Consider any point, let's call it P, that is part of the set we are looking for. The problem states that P is equidistant from a given line and a given circle. Let the given circle have its center at point O and a radius of 'r'. For any point P that is outside the circle, the shortest distance from P to the circle is found by first measuring the distance from P to the center O, and then subtracting the circle's radius 'r'.

$$\text{Distance from P to Circle} = \text{Distance from P to O} - r$$

**step3 Rewrite the Equidistance Condition**

The problem states that the distance from point P to the given line (let's call it L) is equal to the distance from point P to the given circle. Using our expression from the previous step, we can write this condition as an equation:

$$\text{Distance from P to L} = \text{Distance from P to O} - r$$

Now, let's rearrange this equation to see what it tells us about the distance from P to the center of the circle:

$$\text{Distance from P to O} = \text{Distance from P to L} + r$$

**step4 Identify a New Directrix**

The equation from the previous step tells us that for any point P in our set, its distance to the center of the circle (O) is equal to its distance to the original line (L) plus the radius (r). Imagine a new line, let's call it L', that is parallel to the original line L but is shifted away from the circle by a distance equal to the radius 'r'. For any point P, its distance to this new line L' would be precisely its distance to the original line L plus the radius r.

$$\text{Distance from P to L'} = \text{Distance from P to L} + r$$

**step5 Conclude it's a Parabola**

By combining the relationships we found, we can see that for any point P in the set, its distance to the center of the circle (O) is equal to its distance to the newly defined line L'.

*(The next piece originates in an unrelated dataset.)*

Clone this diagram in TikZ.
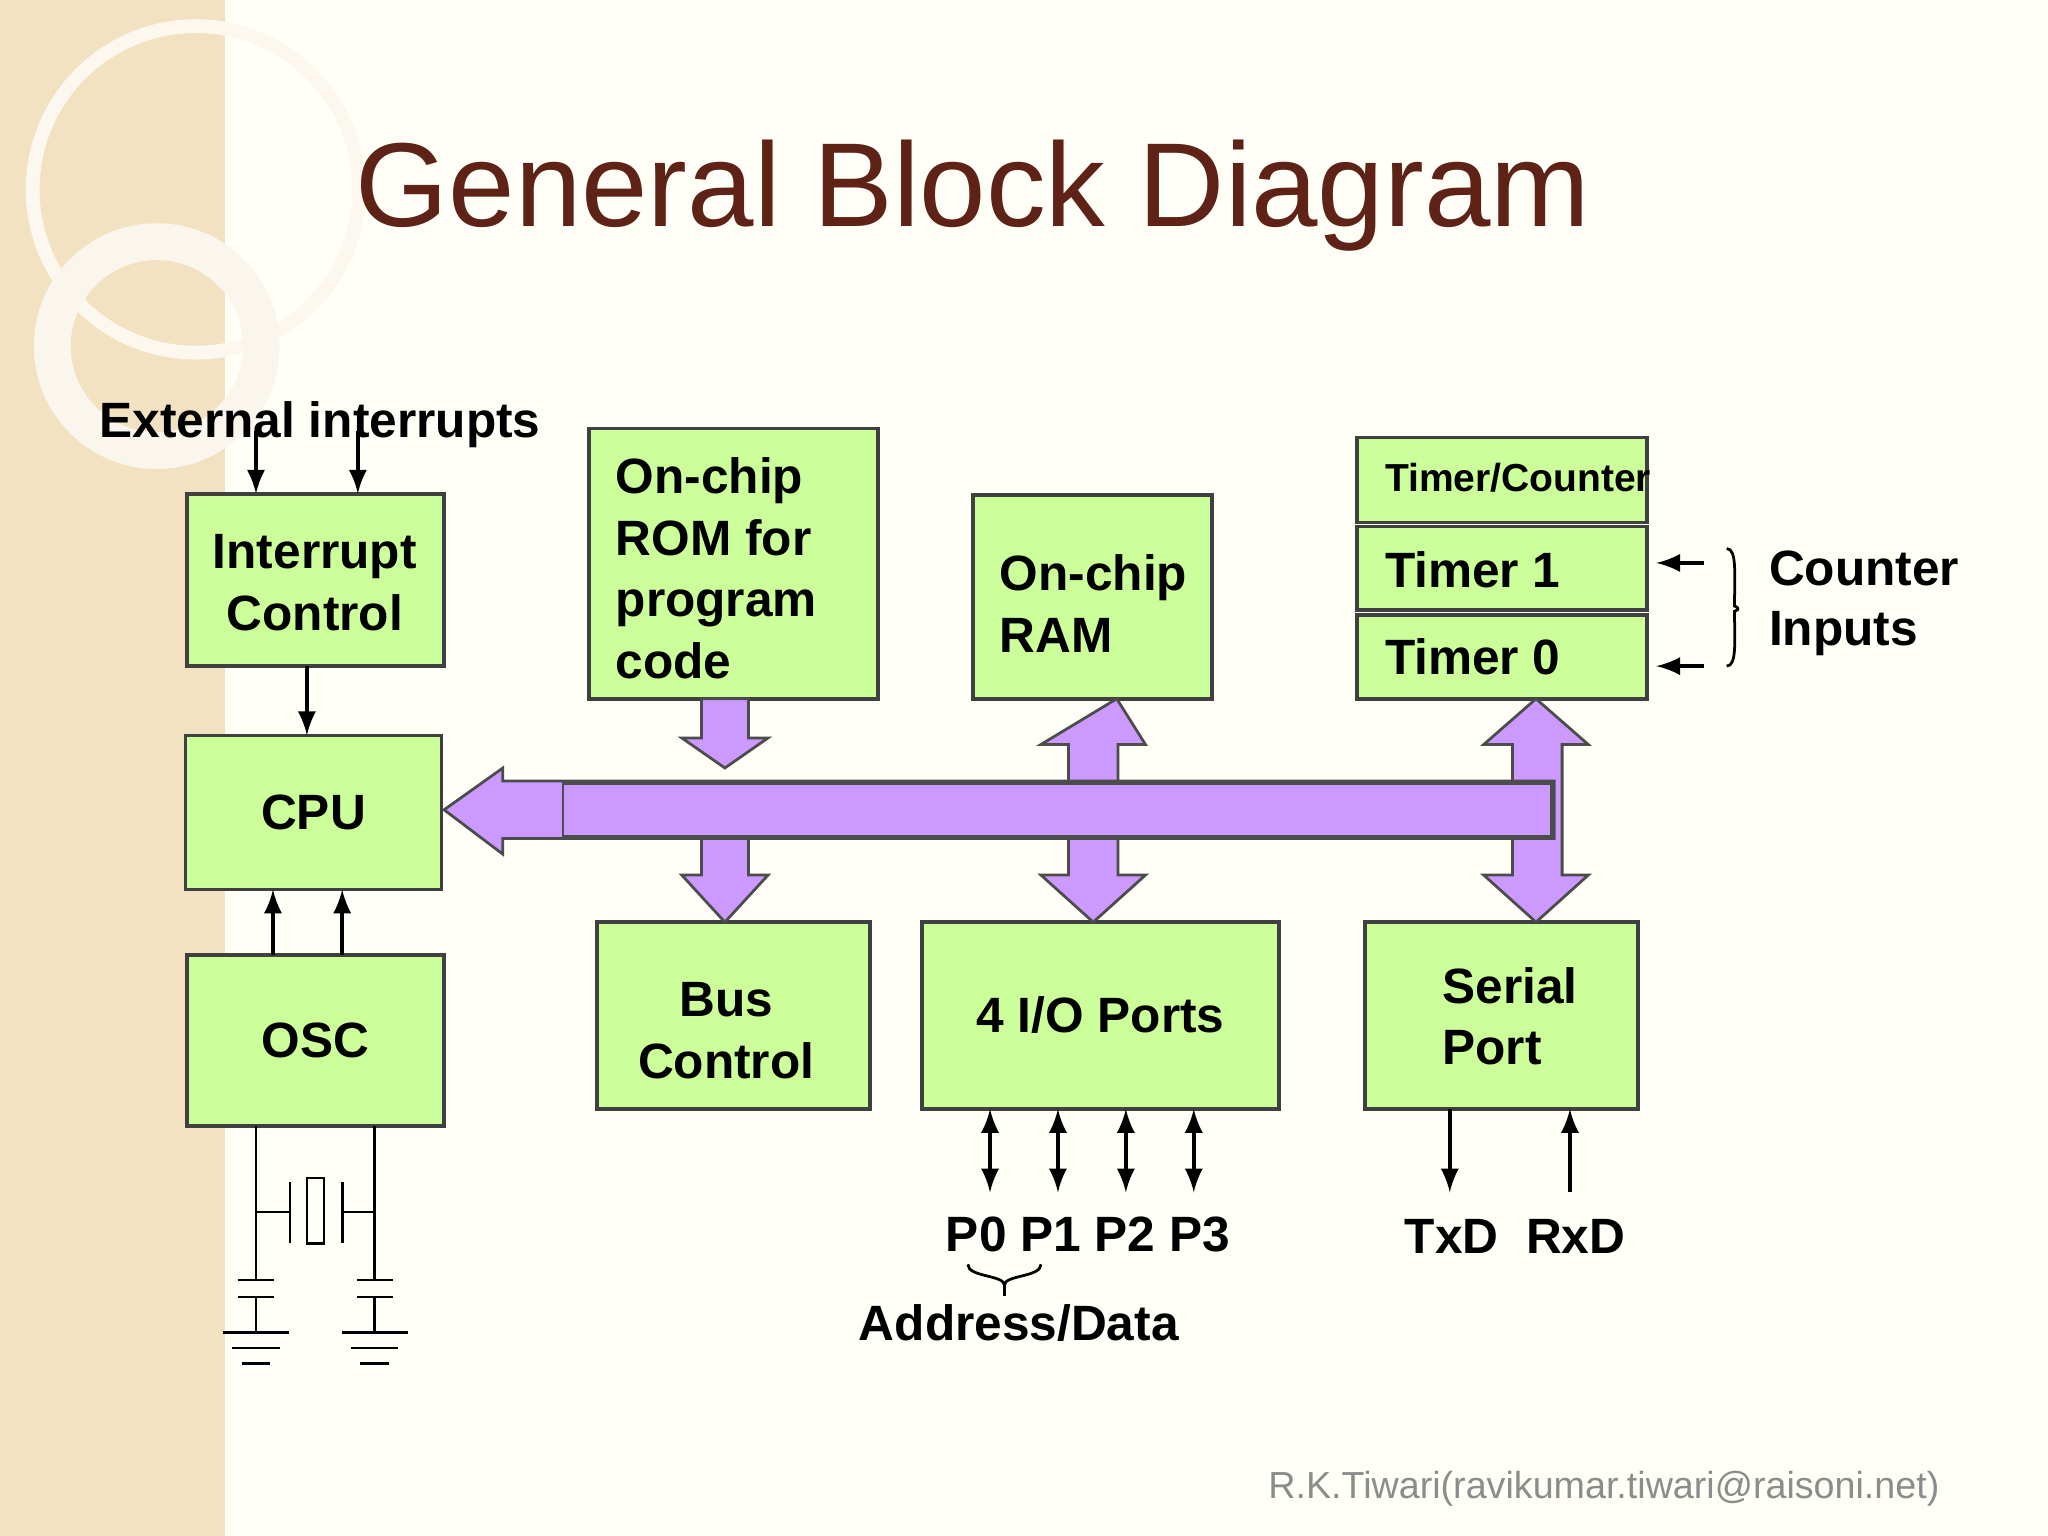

$$\text{Distance from P to O} = \text{Distance from P to L'}$$

This matches the definition of a parabola: a set of points equidistant from a fixed point (the focus) and a fixed line (the directrix). In this case, the center of the original circle (O) acts as the focus of the parabola, and the new line L' acts as its directrix. Therefore, the set of points equidistant from the circle and the line forms a parabola.